Las recientes imágenes televisadas de las muchedumbres de indignados ciudadanos de Gaza acercándose el pasado viernes a la frontera con Israel, guarnecida por el ejército reforzado por un centenar de francotiradores autorizados a disparar sin contemplaciones, no pueden dejar impasible a quien observe tan escalofriante situación.
Y es que las armas israelíes no eran solo disuasorias: escupieron fuego y allí mismo murieron 15 palestinos, uno de ellos tiroteado por la espalda cuando huía, en una espectacular secuencia televisada en todo el mundo. Otros 750 palestinos sufrieron heridas de bala (dos fallecieron poco después) y todos contemplamos atónitos lo que el presidente israelí Netanyahu justificó como “la defensa de las fronteras nacionales” mientras que otro presidente de la misma región, el turco Erdogan, calificaba de terrorista a su colega y de “Estado terrorista” a Israel.
Pero la pregunta que debe plantearse no es saber por qué los palestinos mueren ametrallados mientras se mueven libremente por su propio territorio sin cruzar la frontera que les separa de Israel. Esto es una anomalía más de las muchas a las que nos tiene acostumbrados el ya de por sí “anómalo Estado” de Israel. Los controles de carreteras, los muros de separación, la expansión de los asentamientos ilegales y las expulsiones de la población local, la perpetua ocupación militar de Cisjordania, etc., son simples muestras de un Estado que vive en una situación tan anómala como anómalas fueron las circunstancias que lo hicieron nacer hace 70 años.

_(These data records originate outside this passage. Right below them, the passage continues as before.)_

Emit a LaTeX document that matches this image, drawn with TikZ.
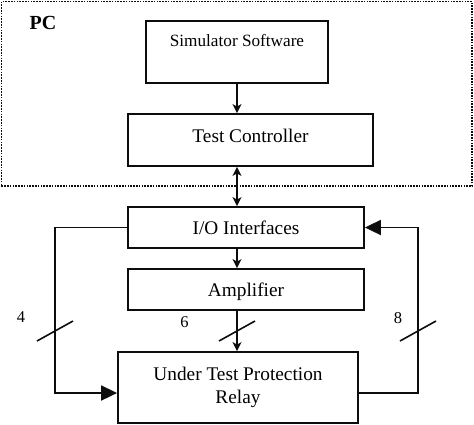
\documentclass[tikz,border=0pt]{standalone}
\usepackage{fontspec}
\setmainfont{Liberation Serif}
\usetikzlibrary{arrows.meta,positioning,calc}
\definecolor{figline}{gray}{0.05}
\tikzset{
  block/.style={
    rectangle, draw=figline, line width=1.8bp, fill=white,
    inner sep=0pt, align=center,
    font=\fontsize{19.3bp}{22.6bp}\selectfont
  },
  pcframe/.style={
    rectangle, draw=figline, line width=1.6bp,
    dash pattern=on 1.6bp off 1.2bp, inner sep=0pt
  },
  arrow/.style={->, >={Stealth[length=9bp,width=9bp,inset=2.5bp]},
    line width=1.8bp, draw=figline},
  twoway/.style={arrow, <->},
  feed/.style={-{Triangle[length=16bp,width=15bp]}, line width=1.8bp, draw=figline},
  busmark/.style={line width=1.6bp, draw=figline},
  count/.style={font=\fontsize{16.5bp}{20bp}\selectfont, inner sep=0pt}
}

\begin{document}
\begin{tikzpicture}[x=1bp, y=-1bp]
  \useasboundingbox (0,0) rectangle (474,424);

  % PC frame
  \node[pcframe, minimum width=470.5bp, minimum height=184.5bp] (pc) at (236.75,93.75) {};
  \node[font=\bfseries\fontsize{20bp}{24bp}\selectfont, inner sep=0pt] (pclabel) at (43,23) {PC};

  % Blocks
  \node[block, minimum width=182bp, minimum height=62bp,
    text height=12bp, text depth=22.6bp,
    font=\fontsize{17.2bp}{20bp}\selectfont] (sim) at (237,52) {Simulator Software};
  \node[block, minimum width=245bp, minimum height=52bp,
    text height=13bp, text depth=9bp] (tc) at (250.5,140) {Test Controller};
  \node[block, minimum width=236bp, minimum height=41bp,
    text height=13bp, text depth=0bp] (io) at (246,227.5) {I/O Interfaces};
  \node[block, minimum width=236bp, minimum height=41bp,
    text height=13bp, text depth=0bp] (amp) at (246,289.5) {Amplifier};
  \node[block, minimum width=240bp, minimum height=71bp] (relay) at (238,387.5)
    {Under Test Protection\\Relay};

  % Main path
  \coordinate (spine) at (sim.south);
  \draw[arrow] (sim.south) -- (spine |- tc.north);
  \draw[twoway] (spine |- tc.south) -- (spine |- io.north);
  \draw[arrow] (spine |- io.south) -- (spine |- amp.north);
  \draw[arrow] (spine |- amp.south) -- (spine |- relay.north);

  % Side loops
  \coordinate (lbus) at (55,393);
  \coordinate (rbus) at (418,393);
  \draw[feed] (io.west) -| (lbus) -- (lbus -| relay.west);
  \draw[feed] (rbus -| relay.east) -- (rbus) |- (io.east);

  % Bus width marks
  \coordinate (markrow) at (0,331);
  \foreach \bus in {lbus, spine, rbus}
    \draw[busmark] ($(\bus |- markrow) + (-18,10)$) -- ++(36,-20);

  \node[count] (n4) at (21,317.5) {4};
  \node[count] (n6) at (184.5,322.5) {6};
  \node[count] (n8) at (398,317.7) {8};

\end{tikzpicture}
\end{document}
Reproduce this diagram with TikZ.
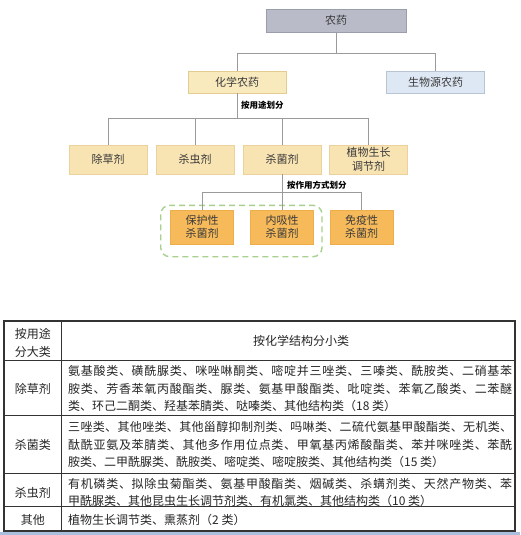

Lo que hay que preguntarse es qué es lo que mueve a tantas personas a arriesgar su vida de modo casi suicida; cuál es su grado de desesperación, cómo puede ser su vida cotidiana en la Gaza permanentemente bloqueada y asfixiada. Cómo pueden sobrevivir casi dos millones de personas, con una de las más altas densidades de población de todo el mundo, rodeadas por una alambrada en tierra y una zona costera de acceso vigilado. Un territorio donde escasea el agua potable, apenas existen recursos sanitarios, abunda el desempleo e Israel controla todo lo que en él entra y sale por tierra, mar o aire.
Por mucho que se intente atribuir a Hamás la organización de la protesta que produjo tal derramamiento de sangre, ante los ojos del mundo la acción del ejército israelí envuelve al Gobierno de Netanyahu en un manto de barbarie del que habrá de librarse para atenuar el negativo impacto de un Estado militarizado y racista al que la comunidad internacional se ve obligada a contener y moderar.
La resolución del conflicto palestino sigue pendiente. La diplomacia israelí parece satisfecha con la idea de mantener el statu quo indefinidamente. Esto pondría a Hamás en una situación ventajosa si fuese capaz de abandonar el terrorismo duro y explotar la situación de víctima que busca pacíficamente una solución a la ocupación territorial y a la expulsión del pueblo palestino de sus hogares ancestrales.
Netanyahu desea el apoyo de Trump, cuyo reconocimiento de Jerusalén como capital de Israel fue visto por aquél como un acto amistoso. Pero la amistad de Trump puede ser un arma de doble filo, un peligro en ciernes. Cuanto más apoye EE.UU. las acciones impopulares del Gobierno israelí, más fácil le será a la opinión pública internacional poner a ambos Gobiernos al mismo nivel y menores serán las expectativas de que Israel pueda beneficiarse del decadente y deteriorado prestigio de la Casa Blanca. Y esto si Trump no sorprende al mundo con uno más de sus bruscos cambios de rumbo, fruto de su personal y atrabiliario modo de asumir la política exterior de EE.UU.
Mientras tanto, las invocaciones paralelas del Secretario General de la ONU y de la Unión Europea para investigar lo ocurrido en Gaza el pasado viernes serán meros brindis al sol; el pueblo palestino seguirá acumulando nuevos sentimientos de odio y venganza e Israel continuará basando su seguridad en la fuerza de las armas. ¡Nada nuevo bajo el sol!